Zemmour has criticized feminism and what he calls “gay ideology” for leading to the emasculation of French society. An opponent of free trade, he has emphasized the role of the market economy in eroding other essential social institutions such as the family. He has also spoken favorably of the possibility of reattaching Wallonia, the French-speaking part of Belgium, to France. But demographic replacement of the ethnic French will be the issue on which upcoming elections turn.
In September 2019, Zemmour gave a fiery speech at a political rally arranged by Marion Maréchal Le Pen, Mrs. Le Pen’s less risk-averse niece. He told attendees that all France’s and Europe’s problems are exacerbated by immigration and Islam, and spoke of a “war of extermination” being waged “against the white, heterosexual Catholic man.” “Our brilliant progressives,” he said, “have brought racial war and religious war back to us” with their belief that “people are undifferentiated beings, interchangeable, of no sex and without roots.” He then asked: “Are the young French going to agree to live as a minority on the land of their ancestors. If so, they deserve to be colonized; if not, they will have to fight for their liberation [my translation]" [Eric Zemmour’s Blockbuster Speech, by Rod Dreher, TAC, October 3, 2019].
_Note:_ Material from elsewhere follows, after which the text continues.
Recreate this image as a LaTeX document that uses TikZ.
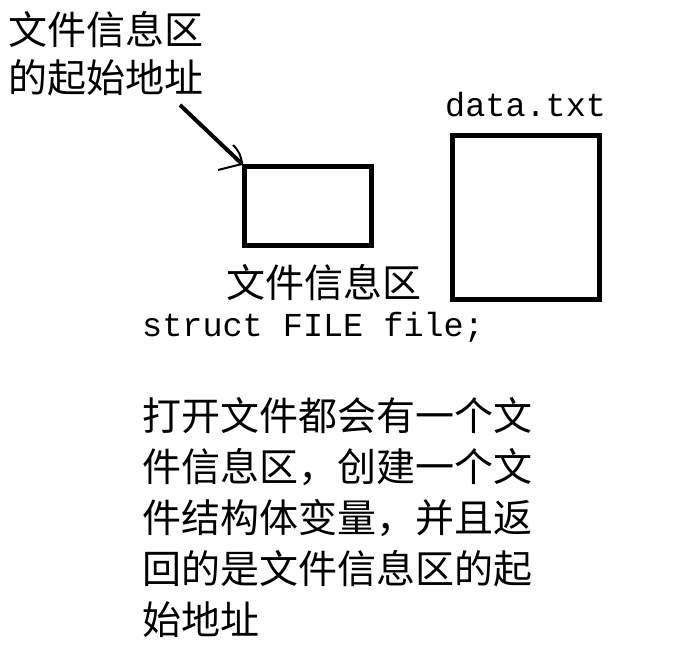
\documentclass[tikz,border=0pt]{standalone}
\usepackage{fontspec}
\setmainfont{Liberation Serif}
\newfontfamily\cjk{Noto Sans CJK SC}
\newfontfamily\mono{Liberation Mono}
\begin{document}
\begin{tikzpicture}[x=1pt,y=-1pt,
  box/.style={draw,line width=5pt,inner sep=0},
  zh/.style={font=\cjk\fontsize{39}{51}\selectfont,inner sep=0,anchor=west,align=left},
  code/.style={font=\mono\fontsize{33.5}{40}\selectfont,inner sep=0,anchor=west}]
\useasboundingbox (0,0) rectangle (699,655);
\node[zh,font=\cjk\fontsize{39}{48}\selectfont] (lbl) at (8,54) {文件信息区\\的起始地址};
\node[box,minimum width=127pt,minimum height=79pt,anchor=north west] (fb) at (242,164) {};
\node[box,minimum width=147pt,minimum height=164pt,anchor=north west] (db) at (450,133) {};
\node[code] (dt) at (445,105) {data.txt};
\node[zh] (fl) at (226,283) {文件信息区};
\node[code] (st) at (142,327) {struct FILE file;};
\node[zh] (para) at (142,518) {打开文件都会有一个文\\件信息区，创建一个文\\件结构体变量，并且返\\回的是文件信息区的起\\始地址};
\coordinate (a0) at (180,105);
\coordinate (t0) at (218,170);
\draw[line width=4pt] (a0) -- (fb.north west);
\draw[line width=2pt] (t0) -- (fb.north west);
\draw[line width=2pt] (233,145) to[bend left=20] (fb.north west);
\end{tikzpicture}
\end{document}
Eric Zemmour has frequently been encouraged to run for political office, but so far has never done so. He has, however, spoken of wanting to “play a role” in the 2022 French presidential election [Zemmour seen breaking Macron-Le Pen duopoly in 2022 French election - poll, Reuters, October 6, 2021]. Last month he published a new book: France Has Not Yet Said Its Final Word. It is currently the second-best-selling book on the French Amazon, and appears on track to become another sensation like The French Suicide seven years ago.
This book and Zemmour’s promotional tour are the principal cause of his sudden rise in French presidential polls. Before the book’s publication, 7 percent of the electorate said they would support his candidacy. Currently, his support stands at 17 percent, behind incumbent Emmanuel Macron at 24 percent and ahead of Marine Le Pen at 15 percent. This would be enough to get him into the second round of next year’s election, where he would be likely to gain the support of most of Mrs. Le Pen’s followers. Would it be enough to put him over the top? Current polls say no: they indicate Macron would still beat him 55–45. But that means he only needs to convert another five percent of France’s electorate, and he has until next April to accomplish this. Meanwhile, Marine Le Pen’s most recent interview has been described as “signall[ing] a more aggressive stance,” a change certainly attributable to Zemmour’s unexpected challenge [Surge by far-right pundit Zemmour shakes up French election, France24.com, October 6, 2021].
A recent article in by Daniel Barge in The Occidental Observer [French Politics Is Built Around the Principle of Stopping Marine Le Pen Becoming President, October 10, 2021] suggests that Zemmour is a Jewish "spoiler" candidate being groomed to keep Marine Le Pen from the presidency. As I indicate, I think a little competition on the right would be more helpful than harmful at this point.